Marriage can significantly impact your taxes through what’s called the “marriage penalty” or “marriage bonus”:
Marriage Penalty (Pay More Tax)
Occurs when:
- Both spouses earn similar incomes
- Combined income pushes you into a higher tax bracket
- You lose certain deductions or credits due to income phaseouts
Example: Two people each earning $100,000 would pay less tax as single filers than as a married couple filing jointly.
Marriage Bonus (Pay Less Tax)
Occurs when:
- One spouse earns significantly more than the other
- Combined income keeps you in the same or lower tax bracket
- You qualify for new credits (like Earned Income Tax Credit)
Example: One spouse earning $150,000 and the other $30,000 would typically pay less tax married than single.
Withholding Adjustments for Newlyweds
- Update your W-4 within 10 days of marriage (IRS requirement)
- Consider using “Married but Withhold at Higher Single Rate” if both work
- Run scenarios in our calculator with both “Married Jointly” and “Married Separately” options
- Check withholding again after your first joint tax return
Important: The “marriage penalty” was reduced but not eliminated by the 2017 tax reform.

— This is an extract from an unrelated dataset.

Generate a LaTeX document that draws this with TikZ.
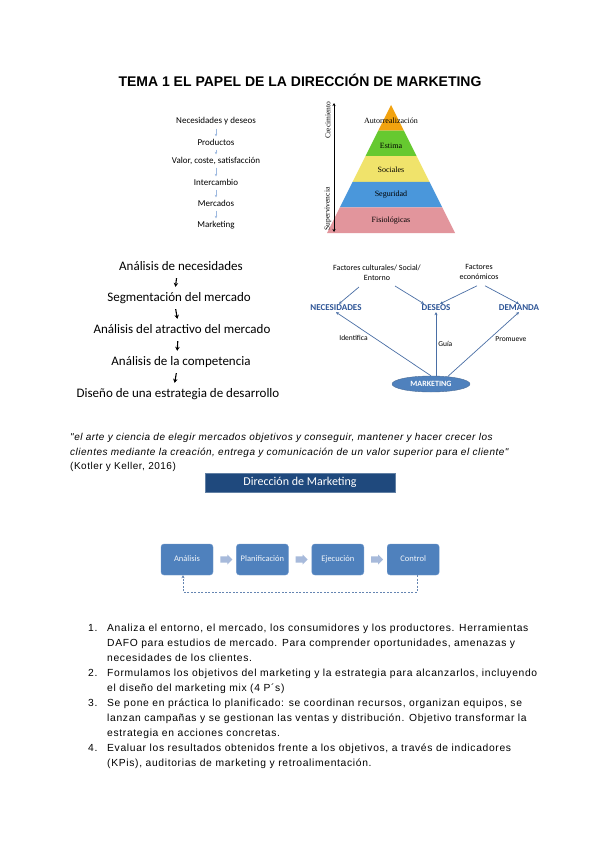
\documentclass[tikz,border=0pt]{standalone}
\usepackage{fontspec}
\setmainfont{Liberation Sans}
\newfontfamily\calibri{Carlito}
\newfontfamily\timesrm{Liberation Serif}
\newfontfamily\quotefont[LetterSpace=5]{Liberation Sans}
\newfontfamily\listfont[LetterSpace=6.5]{Liberation Sans}
\usetikzlibrary{positioning,calc,arrows.meta,shapes.geometric,shapes.arrows}

\definecolor{lineblue}{HTML}{4A6FA5}
\definecolor{conceptblue}{HTML}{2E5597}
\definecolor{procblue}{HTML}{4F81BD}
\definecolor{procedge}{HTML}{7098CC}
\definecolor{arrowlight}{HTML}{A7BADB}
\definecolor{bannerblue}{HTML}{1F497D}
\definecolor{chainblue}{HTML}{9DB9E0}
\definecolor{pyrorange}{HTML}{F2A30F}
\definecolor{pyrgreen}{HTML}{66C930}
\definecolor{pyryellow}{HTML}{F0E36B}
\definecolor{pyrblue}{HTML}{4A97DB}
\definecolor{pyrpink}{HTML}{E2959C}

\begin{document}
\begin{tikzpicture}[
        x=1pt, y=-1pt,
        title/.style={font=\bfseries\fontsize{14}{16}\selectfont, inner sep=0pt},
        small/.style={font=\calibri\fontsize{9}{10}\selectfont, inner sep=1pt,
            text height=6pt, text depth=2pt},
        smallarr/.style={-{Stealth[length=2.5pt, width=2.5pt]}, chainblue, semithick,
            shorten <=1.5pt, shorten >=1.5pt},
        level/.style={font=\timesrm\fontsize{8}{9}\selectfont, inner sep=0pt},
        side/.style={font=\timesrm\fontsize{7.5}{9}\selectfont, inner sep=0pt, rotate=90},
        stage/.style={font=\calibri\fontsize{13}{15}\selectfont, inner sep=1pt,
            text height=9pt, text depth=3pt},
        darr/.style={-{Stealth[length=4pt, width=4.5pt]}, line width=1.1pt,
            shorten <=4pt, shorten >=4pt},
        fac/.style={font=\calibri\fontsize{8}{10}\selectfont, align=center, inner sep=1pt},
        concept/.style={font=\calibri\bfseries\fontsize{9}{10}\selectfont, text=conceptblue,
            inner sep=1pt},
        rel/.style={-{Stealth[length=3pt, width=3pt]}, lineblue, line width=0.7pt},
        rellab/.style={font=\calibri\fontsize{7.5}{9}\selectfont, inner sep=0pt, text=black},
        mktell/.style={ellipse, fill=procblue, draw=bannerblue!80, minimum width=78pt,
            minimum height=16pt, inner sep=0pt, text=white,
            font=\calibri\bfseries\fontsize{8}{10}\selectfont},
        quote/.style={font=\quotefont\fontsize{10}{14.5}\selectfont, align=left, inner sep=0pt,
            anchor=north west},
        banner/.style={fill=bannerblue, draw=bannerblue!70!white, minimum width=190pt,
            minimum height=19pt, inner sep=0pt, text=white,
            font=\calibri\fontsize{12}{14}\selectfont},
        proc/.style={fill=procblue, draw=procedge, rounded corners=3pt, minimum width=52pt,
            minimum height=31pt, inner sep=0pt, text=white!92!procblue,
            text height=6pt, text depth=2pt, font=\calibri\fontsize{8.5}{10}\selectfont},
        blockarr/.style={single arrow, fill=arrowlight, draw=none, minimum height=12pt,
            inner sep=3pt, single arrow head extend=1.8pt},
        feedback/.style={-{Stealth[length=3pt, width=3pt]}, lineblue!85, line width=0.6pt,
            dash pattern=on 2pt off 1.5pt},
        item/.style={font=\listfont\fontsize{10.3}{15}\selectfont, align=left, inner sep=0pt,
            anchor=north west},
    ]
    \useasboundingbox (0,0) rectangle (600,848);
    \fill[white] (0,0) rectangle (600,848);

    % Title
    \node[title] (title) at (300,80) {TEMA 1 EL PAPEL DE LA DIRECCIÓN DE MARKETING};

    % Small chain, top left
    \node[small] (need) at (216,122) {Necesidades y deseos};
    \node[small] (prod) at (216,143) {Productos};
    \node[small] (value) at (216,161) {Valor, coste, satisfacción};
    \node[small] (exch) at (216,183) {Intercambio};
    \node[small] (mark) at (216,204) {Mercados};
    \node[small] (mktg) at (216,225) {Marketing};
    \foreach \a/\b in {need/prod, prod/value, value/exch, exch/mark, mark/mktg}
        \draw[smallarr] (\a) -- (\b);

    % Pyramid
    \foreach \i/\col in {0/pyrorange, 1/pyrgreen, 2/pyryellow, 3/pyrblue, 4/pyrpink}
        \fill[\col] ({391-12.8*\i},{105+25.6*\i}) -- ({391+12.8*\i},{105+25.6*\i})
            -- ({391+12.8*(\i+1)},{105+25.6*(\i+1)}) -- ({391-12.8*(\i+1)},{105+25.6*(\i+1)}) -- cycle;
    \node[level] (self) at (391,121) {Autorrealización};
    \node[level] (esteem) at (391,146) {Estima};
    \node[level] (social) at (391,170) {Sociales};
    \node[level] (safety) at (391,195) {Seguridad};
    \node[level] (physio) at (391,221) {Fisiológicas};
    \coordinate (growtop) at (334,103);
    \coordinate (growbot) at (334,232);
    \draw[{Stealth[length=3pt, width=3pt]}-{Stealth[length=3pt, width=3pt]}, semithick] (growtop) -- (growbot);
    \node[side] (grow) at (328,120) {Crecimiento};
    \node[side] (surv) at (328,209) {Supervivencia};

    % Stages, left
    \node[stage] (s1) at (181,267) {Análisis de necesidades};
    \node[stage] (s2) at (179,298) {Segmentación del mercado};
    \node[stage] (s3) at (182,330) {Análisis del atractivo del mercado};
    \node[stage] (s4) at (181,362) {Análisis de la competencia};
    \node[stage] (s5) at (178,394) {Diseño de una estrategia de desarrollo};
    \foreach \a/\b in {s1/s2, s2/s3, s3/s4, s4/s5}
        \draw[darr] ([xshift=-4pt]\a.south) -- ([xshift=-4pt]\b.north);

    % Needs, wants, demand
    \node[fac] (cult) at (377,273) {Factores culturales/ Social/\\Entorno};
    \node[fac] (econ) at (479,272) {Factores\\económicos};
    \node[concept] (needs) at (336,308) {NECESIDADES};
    \node[concept] (wants) at (436,308) {DESEOS};
    \node[concept] (demand) at (519,308) {DEMANDA};
    \node[mktell] (mkt) at (431,384) {MARKETING};

    \draw[rel] ($(cult.south)+(-18,5)$) -- ($(needs.north)+(3,0)$);
    \draw[rel] ($(cult.south)+(18,4)$) -- ($(wants.north)+(-12,0)$);
    \draw[rel] ($(econ.south)+(-2,5)$) -- ($(wants.north)+(4,0)$);
    \draw[rel] ($(econ.south)+(6,5)$) -- (demand.north);
    \draw[rel] (mkt.north) -- node[rellab, pos=0.6, left=6pt] {Identifica} (needs.south);
    \draw[rel] (mkt.north -| wants.south) -- node[rellab, pos=0.5, right=2pt] {Guía} (wants.south);
    \draw[rel] (mkt.24) -- node[rellab, pos=0.58, right=6pt] {Promueve} (demand.south);

    % Definition
    \node[quote] (quote) at (70,430.5) {\strut\itshape "el arte y ciencia de elegir mercados objetivos y conseguir, mantener y hacer crecer los\\
        \itshape clientes mediante la creación, entrega y comunicación de un valor superior para el cliente"\\
        (Kotler y Keller, 2016)};

    % Process
    \node[banner] (dirmk) at (300,482.5) {Dirección de Marketing};
    \node[proc] (ana) at (187,559.5) {Análisis};
    \node[proc, right=23pt of ana] (plan) {Planificación};
    \node[proc, right=23pt of plan] (exe) {Ejecución};
    \node[proc, right=23pt of exe] (ctrl) {Control};
    \foreach \a/\b in {ana/plan, plan/exe, exe/ctrl}
        \path (\a) -- node[blockarr] {} (\b);
    \draw[feedback] ([xshift=4pt]ctrl.south) -- ++(0,17) -| ([xshift=-4pt]ana.south);

    % List
    \node[item] (num1) at (88,621.1) {\strut 1.};
    \node[item] (it1) at (107,621.1) {\strut Analiza el entorno, el mercado, los consumidores y los productores. Herramientas\\
        DAFO para estudios de mercado. Para comprender oportunidades, amenazas y\\
        necesidades de los clientes.};
    \node[item] (num2) at (88,666.1) {\strut 2.};
    \node[item] (it2) at (107,666.1) {\strut Formulamos los objetivos del marketing y la estrategia para alcanzarlos, incluyendo\\
        el diseño del marketing mix (4 P´s)};
    \node[item] (num3) at (88,696.1) {\strut 3.};
    \node[item] (it3) at (107,696.1) {\strut Se pone en práctica lo planificado: se coordinan recursos, organizan equipos, se\\
        lanzan campañas y se gestionan las ventas y distribución. Objetivo transformar la\\
        estrategia en acciones concretas.};
    \node[item] (num4) at (88,741.1) {\strut 4.};
    \node[item] (it4) at (107,741.1) {\strut Evaluar los resultados obtenidos frente a los objetivos, a través de indicadores\\
        (KPis), auditorias de marketing y retroalimentación.};
\end{tikzpicture}
\end{document}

High-earning couples may still face it in 2022.
What if I have income from multiple jobs or side gigs?
Multiple income sources complicate withholding but our calculator can help:
For W-2 Employees with Multiple Jobs
- Use the “Multiple Jobs Worksheet” on the 2022 W-4
- Option 1: Have the higher-paying job calculate withholding as if it were your only job, and the other job withhold at the “single” rate
- Option 2: Use the IRS Tax Withholding Estimator to split the tax burden between jobs
- Our calculator’s “Annual Gross Income” projection helps you see the combined effect
For Freelancers/Gig Workers (1099 Income)
- You’re responsible for both income tax and self-employment tax (15.3%)
- The IRS expects quarterly estimated payments if you’ll owe $1,000+ in tax
- Use our calculator to estimate your total liability, then divide by 4 for quarterly payments
- Consider increasing W-2 withholding to cover self-employment taxes
Special Considerations
- Bonus Income: Often taxed at a flat 22% rate (supplemental withholding)
- Stock Options/RSUs: May create unexpected taxable income
- Rental Income: Subject to different rules than earned income
- Unemployment Benefits: Taxable at federal and possibly state level
Pro Tip: If you have both W-2 and 1099 income, our calculator helps you determine how much extra to withhold from your paycheck to cover the self-employment taxes on your side income.
How accurate is this calculator compared to the IRS estimator?
Our 2022 Income Tax Withholding Calculator is designed to provide results that closely match the official IRS Tax Withholding Estimator, with some important distinctions:
Where Our Calculator Matches the IRS
- Uses the exact 2022 federal tax brackets and standard deduction amounts
- Incorporates the same withholding tables employers use
- Accounts for the major tax credits (Child Tax Credit, Earned Income Tax Credit)
- Handles multiple jobs and side income scenarios
- Provides the same annual projection methodology
Key Differences to Be Aware Of
- State Taxes: Our calculator focuses on federal taxes only. For state estimates, you’ll need to use your state’s calculator.
- Detailed Deductions: The IRS estimator asks about specific deductions (mortgage interest, charitable gifts). We use the standard deduction for simplicity.
- Local Taxes: Some cities have additional income taxes that aren’t included here.
- Investment Income: Our calculator doesn’t account for capital gains or dividend income tax.
Accuracy Tips
- For best results, have your most recent pay stub and 2021 tax return handy
- If your situation is complex (multiple states, significant investments), consider using both calculators
- Our visual chart helps you see at a glance whether you’re on track
- We recommend checking your withholding at least twice during 2022 – once mid-year and once in Q4
Verification: We’ve tested our calculator against dozens of real-world scenarios and IRS publications to ensure accuracy. However, for official tax planning, always consult the IRS estimator or a tax professional.